Direito Eleitoral e Segurança Jurídica

A Justiça Eleitoral brasileira possui competências bem definidas, que poderíamos chamar de competências típicas e atípicas. Como competências atípicas, ou seja, aquelas que não são judiciais propriamente ditas, citemos a competência administrativa (administração das eleições), a competência consultiva (resposta de consultas formuladas por autoridades em geral) e a competência regulamentar (expedição de resoluções para dar concretude ao texto de lei). A competência típica, a seu turno, é a competência jurisdicional, no sentido de resolver os conflitos provenientes dos processos eleitorais, abarcando registros de candidatura, propaganda eleitoral e, dentre outros, ações que podem levar à cassação dos registros ou dos diplomas dos players eleitorais. Neste campo, um dos grandes problemas enfrentados pelo Direito em geral é a crescente insegurança jurídica, tanto legislativa quanto jurisprudencial. Ocorre que a segurança jurídica é um direito fundamental inerente à própria noção de Direito. E é aí que se insere, pois, o livro “Direito Eleitoral e Segurança Jurídica”, de Gustavo Boher Paim.
Com apresentação de Rodrigo Lopez Zílio e prefácio de Gabriela Rollemberg, a obra escrita lida com a crise decorrente da falta de segurança jurídica no Direito Eleitoral, o que poderia ser verificado, por exemplo, na ausência de estabilidade legislativa, na ausência de codificação ou, ao menos, de sistematização e consolidação da legislação eleitoral. Já quanto à jurisdição,dentre outras hipóteses, a insegurança jurídica à qual alude o estudo estaria posta nas hipóteses de mudanças abruptas de entendimentos jurisprudenciais, em afronta à confiabilidade do Direito Eleitoral.

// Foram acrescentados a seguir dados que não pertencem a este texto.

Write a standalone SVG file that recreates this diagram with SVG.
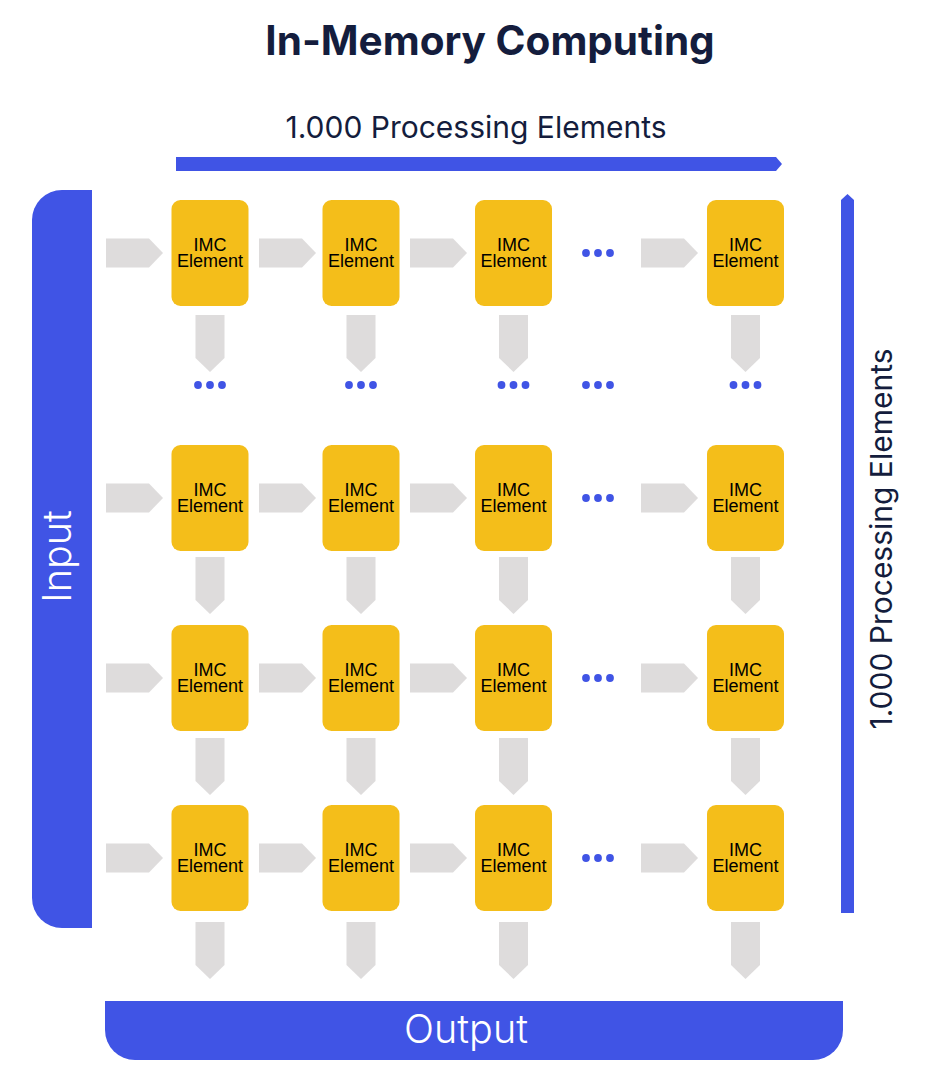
<svg xmlns="http://www.w3.org/2000/svg" width="927" height="1084" viewBox="0 0 927 1084">
<defs>
<style>
.el{fill:#F4BE1A}
.et{font-family:"Liberation Sans",Arial,sans-serif;font-size:18px;fill:#000;text-anchor:middle}
.ar{fill:#DEDCDC}
.dot{fill:#4054E5}
.blue{fill:#4054E5}
.lbl{font-family:Inter,"Noto Sans",sans-serif;font-size:30px;fill:#141D3D;text-anchor:middle}
.wl{font-family:Inter,"Noto Sans",sans-serif;font-size:39.5px;font-weight:300;fill:#fff;text-anchor:middle}
</style>
<path id="ra" d="M0,-14.5 H43 L57,0 L43,14.5 H0 Z"/>
<path id="da" d="M-14.5,0 V43 L0,57 L14.5,43 V0 Z"/>
<g id="dots"><circle cx="-12" cy="0" r="3.9"/><circle cx="0" cy="0" r="3.9"/><circle cx="12" cy="0" r="3.9"/></g>
<g id="imc"><rect x="-38.5" y="-53" width="77" height="106" rx="9" class="el"/><text class="et" y="-2">IMC</text><text class="et" y="14">Element</text></g>
</defs>
<rect width="927" height="1084" fill="#fff"/>
<text x="490" y="55" font-family="Inter,'Noto Sans',sans-serif" font-size="40.5" font-weight="700" fill="#141D3D" text-anchor="middle">In-Memory Computing</text>
<g id="top-axis">
<text class="lbl" x="476" y="138">1.000 Processing Elements</text>
<path class="blue" d="M176,157 H776 L782,164 L776,171 H176 Z"/>
</g>
<g id="right-axis">
<path class="blue" d="M841,913 V200 L847.5,194 L854,200 V913 Z"/>
<text class="lbl" transform="translate(892,539) rotate(-90)">1.000 Processing Elements</text>
</g>
<g id="input">
<path class="blue" d="M92,190 V928 H62 A30,30 0 0 1 32,898 V220 A30,30 0 0 1 62,190 Z"/>
<text class="wl" transform="translate(71,556.5) rotate(-90)">Input</text>
</g>
<g id="output">
<path class="blue" d="M105,1001 H843 V1030 A30,30 0 0 1 813,1060 H135 A30,30 0 0 1 105,1030 Z"/>
<text class="wl" x="466" y="1043">Output</text>
</g>
<g id="connectors" class="ar">
<use href="#ra" x="106" y="253"/><use href="#ra" x="259" y="253"/><use href="#ra" x="410" y="253"/><use href="#ra" x="641" y="253"/>
<use href="#ra" x="106" y="498"/><use href="#ra" x="259" y="498"/><use href="#ra" x="410" y="498"/><use href="#ra" x="641" y="498"/>
<use href="#ra" x="106" y="678"/><use href="#ra" x="259" y="678"/><use href="#ra" x="410" y="678"/><use href="#ra" x="641" y="678"/>
<use href="#ra" x="106" y="858"/><use href="#ra" x="259" y="858"/><use href="#ra" x="410" y="858"/><use href="#ra" x="641" y="858"/>
<use href="#da" x="210" y="315"/><use href="#da" x="361" y="315"/><use href="#da" x="513.5" y="315"/><use href="#da" x="745.5" y="315"/>
<use href="#da" x="210" y="557"/><use href="#da" x="361" y="557"/><use href="#da" x="513.5" y="557"/><use href="#da" x="745.5" y="557"/>
<use href="#da" x="210" y="738"/><use href="#da" x="361" y="738"/><use href="#da" x="513.5" y="738"/><use href="#da" x="745.5" y="738"/>
<use href="#da" x="210" y="922"/><use href="#da" x="361" y="922"/><use href="#da" x="513.5" y="922"/><use href="#da" x="745.5" y="922"/>
</g>
<g id="ellipses" class="dot">
<use href="#dots" x="598" y="253"/><use href="#dots" x="598" y="498"/><use href="#dots" x="598" y="678"/><use href="#dots" x="598" y="858"/>
<use href="#dots" x="210" y="385"/><use href="#dots" x="361" y="385"/><use href="#dots" x="513.5" y="385"/><use href="#dots" x="598" y="385"/><use href="#dots" x="745.5" y="385"/>
</g>
<g id="e-1-1"><use href="#imc" x="210" y="253"/></g>
<g id="e-1-2"><use href="#imc" x="361" y="253"/></g>
<g id="e-1-3"><use href="#imc" x="513.5" y="253"/></g>
<g id="e-1-4"><use href="#imc" x="745.5" y="253"/></g>
<g id="e-2-1"><use href="#imc" x="210" y="498"/></g>
<g id="e-2-2"><use href="#imc" x="361" y="498"/></g>
<g id="e-2-3"><use href="#imc" x="513.5" y="498"/></g>
<g id="e-2-4"><use href="#imc" x="745.5" y="498"/></g>
<g id="e-3-1"><use href="#imc" x="210" y="678"/></g>
<g id="e-3-2"><use href="#imc" x="361" y="678"/></g>
<g id="e-3-3"><use href="#imc" x="513.5" y="678"/></g>
<g id="e-3-4"><use href="#imc" x="745.5" y="678"/></g>
<g id="e-4-1"><use href="#imc" x="210" y="858"/></g>
<g id="e-4-2"><use href="#imc" x="361" y="858"/></g>
<g id="e-4-3"><use href="#imc" x="513.5" y="858"/></g>
<g id="e-4-4"><use href="#imc" x="745.5" y="858"/></g>
</svg>
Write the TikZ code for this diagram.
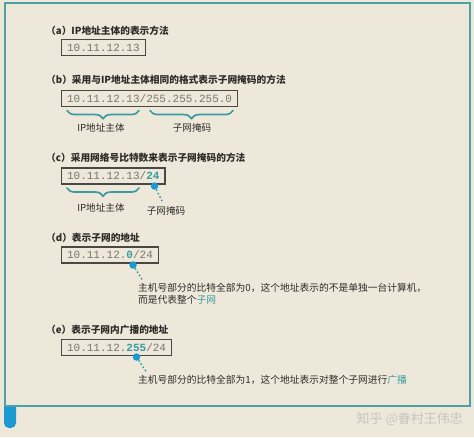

O estudo, que é de muita envergadura, parte de um pressuposto demasiado adequado, isto é: diante da insegurança jurídica, tida como cristalina, imprescindível a atuação da doutrina, que precisa cada vez mais se desenvolver, exercendo seu papel questionador e gerador de condutas aptas a permitir que se alcance a segurança jurídica de tão importante matéria. A esse respeito, a obra se insere, com muitos méritos, naquilo que o Professor Lenio Streck chama de “constrangimento epistemológico. Noutras palavras, “a doutrina precisa doutrinar”. E Paim, ao absorver tais premissas, marca um “golaço”.
Ao Direito Eleitoral compete, com seu conjunto de normas, viabilizar que o resultado eleitoral reflita a vontade livre e soberana dos eleitores. Daí que esse ramo do Direito é da essência da democracia, visto que esta pressupõe, minimamente, a realização de eleições livres, periódicas e sem vícios, dimensão que se revela na importância do controle das eleições, o qual tem, em sua vertente contenciosa, papel de imprescindível destaque para o fortalecimento democrático e para a lisura dos pleitos. Contudo, alerta o autor, para que tal objetivo seja desempenhado com a necessária galhardia, são imperiosos a construção e o desenvolvimento de um Direito Eleitoral e de um Direito Processual Eleitoral que viabilize tutelas adequadas, tempestivas e efetivas, aptas a propiciarem a realização do ideal democrático.
Para que se possa falar em um Estado Democrático, não podemos prescindir da realização de eleições periódicas, livres e impermeáveis, tanto quanto possível, a vícios e fraudes eleitorais. Considerando, todavia, que o Direito Eleitoral conforma as regras do jogo democrático-eleitoral, viabilizando o controle jurisdicional das eleições, não é com insegurança que esse caminho deve ser trilhado, sob pena de não se alcançar o próprio ideal de garantia de eleições livres e justas. É por essas e outras, então, que a obra de Gustavo Paim, tal como consta na apresentação escrita por Rodrigo Zílio, é “pedra fundamental do tema (…) na doutrina especializada nacional” e, como consta no prefácio de lavra de Gabriela Rollemberg, “um tijolo para a construção de bases mais sólidas nessa apaixonante área do Direito”. As palavras são merecidas. E a leitura, penso, é obrigatória.